EXERCISE DIRECTIONS:
Everything in the data should be repeated exactly, save for the images.

DATA PROVIDED:
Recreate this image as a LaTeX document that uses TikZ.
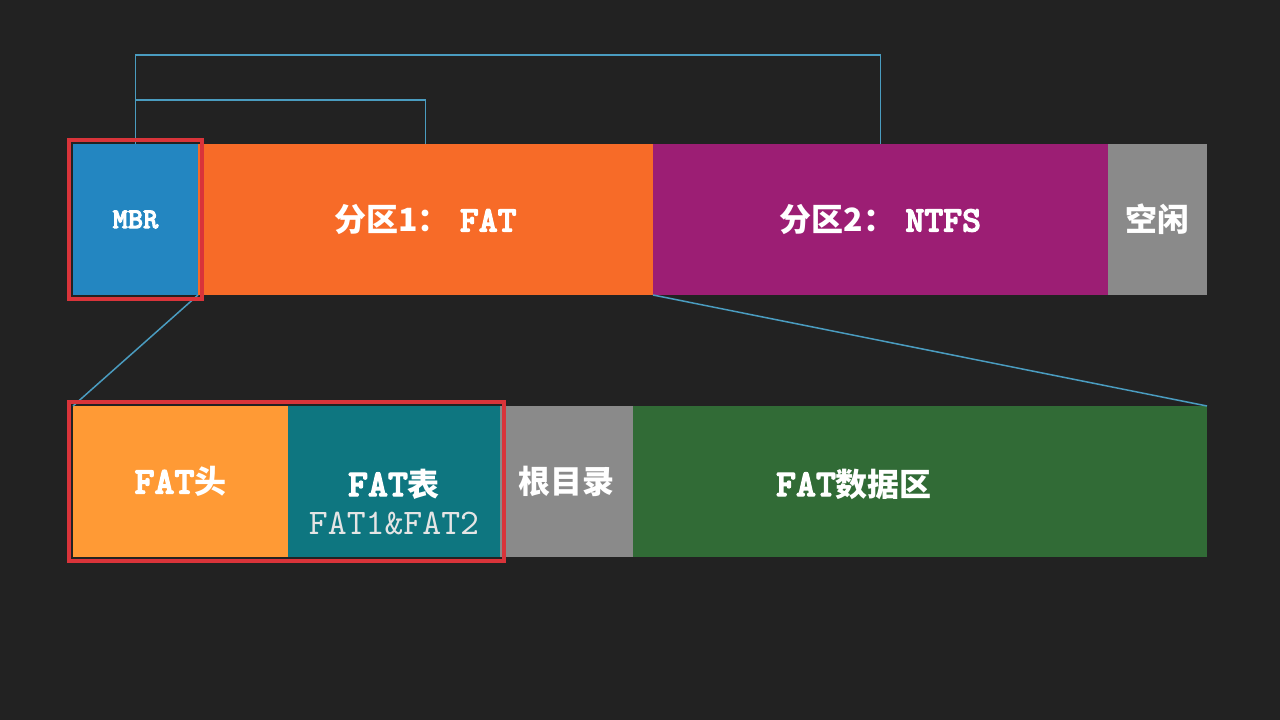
\documentclass[tikz,border=0pt]{standalone}
\usepackage{fontspec}
\usepackage{tikz}
\usetikzlibrary{fit}

\newfontfamily\cjk{Noto Sans CJK SC}
\newfontfamily\slab{lmmonolt10-bold.otf}[FakeBold=3]
\newfontfamily\slabthin{lmmono10-regular.otf}
\newcommand{\lat}[2]{{\slab\fontsize{#1}{#1}\selectfont #2}}

\definecolor{bg}{HTML}{222222}
\definecolor{mbrblue}{HTML}{2386C1}
\definecolor{fatorange}{HTML}{F76B28}
\definecolor{ntfspurple}{HTML}{9C1E74}
\definecolor{freegray}{HTML}{8A8A8A}
\definecolor{headorange}{HTML}{FF9A35}
\definecolor{tabteal}{HTML}{0E7680}
\definecolor{datagreen}{HTML}{316B36}
\definecolor{linkblue}{HTML}{4A9CC0}
\definecolor{boxred}{HTML}{D9343A}

\tikzset{
  block/.style={anchor=north west, inner sep=0pt, outer sep=0pt,
    minimum height=151pt, text=white,
    font=\cjk\bfseries\fontsize{32}{36}\selectfont},
  link/.style={draw=linkblue, line width=1.5pt},
  redbox/.style={draw=boxred, line width=4pt, inner sep=4pt},
}

\begin{document}
\begin{tikzpicture}[x=1pt, y=-1pt]
             \fill[bg] (0,0) rectangle (1280,720);
             \useasboundingbox (0,0) rectangle (1280,720);

             % disk
             \node[block, fill=mbrblue, minimum width=125pt] (mbr) at (73,144) {\lat{29}{MBR}};
             \node[block, fill=fatorange, minimum width=455pt] (part1) at (198,144) {分区1：\hspace{10pt}\lat{36}{FAT}};
             \node[block, fill=ntfspurple, minimum width=455pt] (part2) at (653,144) {分区2：\hspace{10pt}\lat{36}{NTFS}};
             \node[block, fill=freegray, minimum width=99pt] (free) at (1108,144) {空闲};

             % partition 1
             \node[block, fill=headorange, minimum width=215pt] (fathead) at (73,406) {\lat{38}{FAT}头};
             \node[block, fill=tabteal, minimum width=212pt] (fattab) at (288,406) {};
             \node[block, fill=freegray, minimum width=133pt] (rootdir) at (500,406) {根目录};
             \node[block, fill=datagreen, minimum width=574pt] (fatdata) at (633,406) {};

             \node[text=white, font=\cjk\bfseries\fontsize{32}{36}\selectfont] (fattabtxt) at (394,484) {\lat{38}{FAT}表};
             \node[text=white!90!black, font=\slabthin\fontsize{36}{36}\selectfont] (fattabsub) at (394,523) {FAT1\&FAT2};
             \node[text=white, font=\cjk\bfseries\fontsize{32}{36}\selectfont] (fatdatatxt) at (854,484) {\lat{38}{FAT}数据区};

             % pointers from MBR
             \path (mbr.north) ++(0,-89) coordinate (tap2);
             \path (mbr.north) ++(0,-44) coordinate (tap1);
             \draw[link] (mbr.north) -- (tap2) -| (part2.north);
             \draw[link] (tap1) -| (part1.north);

             % zoom lines
             \draw[link] (mbr.south east) -- (fathead.north west);
             \draw[link] (part2.south west) -- (fatdata.north east);

             \node[redbox, fit=(mbr)] (mbrbox) {};
             \node[redbox, fit=(fathead)(fattab)] (fatbox) {};
\end{tikzpicture}
\end{document}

FULL RESPONSE:
Recreate this image as a LaTeX document that uses TikZ.
\documentclass[tikz,border=0pt]{standalone}
\usepackage{fontspec}
\usepackage{tikz}
\usetikzlibrary{fit}

\newfontfamily\cjk{Noto Sans CJK SC}
\newfontfamily\slab{lmmonolt10-bold.otf}[FakeBold=3]
\newfontfamily\slabthin{lmmono10-regular.otf}
\newcommand{\lat}[2]{{\slab\fontsize{#1}{#1}\selectfont #2}}

\definecolor{bg}{HTML}{222222}
\definecolor{mbrblue}{HTML}{2386C1}
\definecolor{fatorange}{HTML}{F76B28}
\definecolor{ntfspurple}{HTML}{9C1E74}
\definecolor{freegray}{HTML}{8A8A8A}
\definecolor{headorange}{HTML}{FF9A35}
\definecolor{tabteal}{HTML}{0E7680}
\definecolor{datagreen}{HTML}{316B36}
\definecolor{linkblue}{HTML}{4A9CC0}
\definecolor{boxred}{HTML}{D9343A}

\tikzset{
  block/.style={anchor=north west, inner sep=0pt, outer sep=0pt,
    minimum height=151pt, text=white,
    font=\cjk\bfseries\fontsize{32}{36}\selectfont},
  link/.style={draw=linkblue, line width=1.5pt},
  redbox/.style={draw=boxred, line width=4pt, inner sep=4pt},
}

\begin{document}
\begin{tikzpicture}[x=1pt, y=-1pt]
             \fill[bg] (0,0) rectangle (1280,720);
             \useasboundingbox (0,0) rectangle (1280,720);

             % disk
             \node[block, fill=mbrblue, minimum width=125pt] (mbr) at (73,144) {\lat{29}{MBR}};
             \node[block, fill=fatorange, minimum width=455pt] (part1) at (198,144) {分区1：\hspace{10pt}\lat{36}{FAT}};
             \node[block, fill=ntfspurple, minimum width=455pt] (part2) at (653,144) {分区2：\hspace{10pt}\lat{36}{NTFS}};
             \node[block, fill=freegray, minimum width=99pt] (free) at (1108,144) {空闲};

             % partition 1
             \node[block, fill=headorange, minimum width=215pt] (fathead) at (73,406) {\lat{38}{FAT}头};
             \node[block, fill=tabteal, minimum width=212pt] (fattab) at (288,406) {};
             \node[block, fill=freegray, minimum width=133pt] (rootdir) at (500,406) {根目录};
             \node[block, fill=datagreen, minimum width=574pt] (fatdata) at (633,406) {};

             \node[text=white, font=\cjk\bfseries\fontsize{32}{36}\selectfont] (fattabtxt) at (394,484) {\lat{38}{FAT}表};
             \node[text=white!90!black, font=\slabthin\fontsize{36}{36}\selectfont] (fattabsub) at (394,523) {FAT1\&FAT2};
             \node[text=white, font=\cjk\bfseries\fontsize{32}{36}\selectfont] (fatdatatxt) at (854,484) {\lat{38}{FAT}数据区};

             % pointers from MBR
             \path (mbr.north) ++(0,-89) coordinate (tap2);
             \path (mbr.north) ++(0,-44) coordinate (tap1);
             \draw[link] (mbr.north) -- (tap2) -| (part2.north);
             \draw[link] (tap1) -| (part1.north);

             % zoom lines
             \draw[link] (mbr.south east) -- (fathead.north west);
             \draw[link] (part2.south west) -- (fatdata.north east);

             \node[redbox, fit=(mbr)] (mbrbox) {};
             \node[redbox, fit=(fathead)(fattab)] (fatbox) {};
\end{tikzpicture}
\end{document}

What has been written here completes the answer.